Agents do not cache state locally. When Scout needs to know what is running on an instance, it queries FFO for the current state. When Sage needs to understand what depends on a service, it traverses FFO relationships. When Wrangler finishes a remediation, it writes the outcome, the evidence, and the post-mortem back to FFO.
The post-mortem that Wrangler generates after each remediation IS the runbook for the next occurrence. When the same alert fires again next month, Sage will find the previous post-mortem in FFO — what was tried, what worked, what the environment looked like at the time. This accumulated knowledge is stored in the graph, not in a document someone has to find and read. The system gets better at handling each class of problem every time it encounters one.
Human-on-the-Loop
InfrastructureAI operates with a human-on-the-loop model, not human-in-the-loop. The distinction matters: agents execute autonomously within policy bounds, and humans approve at gates rather than directing every action.
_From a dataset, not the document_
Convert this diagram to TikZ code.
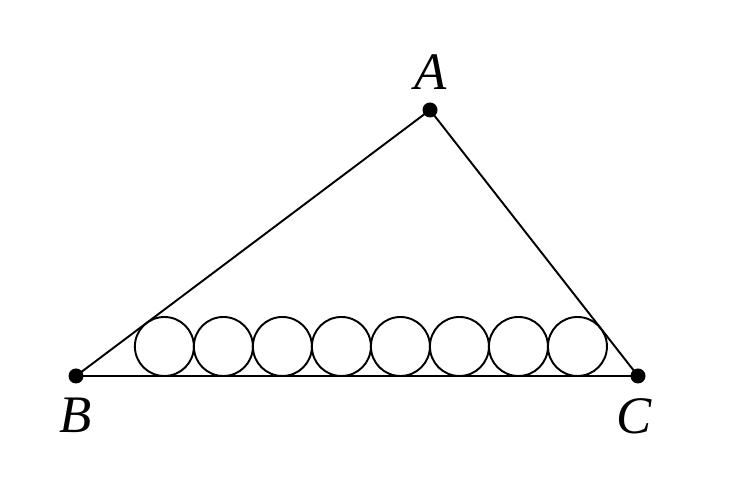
\documentclass[tikz,border=0pt]{standalone}
\usepackage{fontspec}
\setmainfont{Liberation Serif}
\usepackage{tikz}
\usetikzlibrary{calc}
\tikzset{>=latex}
\tikzset{vlabel/.style={font=\fontsize{30}{36}\selectfont\itshape, inner sep=0pt}}

\begin{document}
\begin{tikzpicture}
\useasboundingbox (0,0) rectangle (14.84,9.62);
\coordinate (A) at (8.60,7.42);
\coordinate (B) at (1.52,2.10);
\coordinate (C) at (12.76,2.10);
\draw[line width = 1.1 pt] (A) -- (B) -- (C) -- cycle;
% eight equal circles along BC
\foreach \i in {0,...,7}
  \draw[line width = 1.1 pt] ({3.2876+1.1802*\i}, 2.6901) circle (0.5901);
\fill (A) circle (0.15);
\fill (B) circle (0.15);
\fill (C) circle (0.15);
\node[vlabel] (la) at (8.62,8.18) {A};
\node[vlabel] (lb) at (1.52,1.32) {B};
\node[vlabel] (lc) at (12.68,1.30) {C};
\end{tikzpicture}
\end{document}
Risk-based routing determines which operations require human approval:
- Low risk — Log cleanup, routine restarts of non-production services, cache invalidation, temporary scaling adjustments. These execute autonomously. The SRE reads the post-mortem in the morning.
- Medium risk — Production service restarts, configuration changes, scaling operations that affect cost. These pause at AWAITING APPROVAL and notify the on-call engineer via OutpostAI.
- High risk — Production deployments, data-destructive actions, changes to security controls, cross-boundary operations. These require explicit approval from an authorized operator via OutpostAI before proceeding.
Marshal enforces these boundaries before any Posse begins execution. The risk classification comes from FFO — the entity’s classification level, its dependency graph, the current change window status, and organizational policy constraints all factor into the risk determination. This is not a static runbook mapping alerts to risk levels. It is a dynamic assessment based on the current state of the infrastructure graph.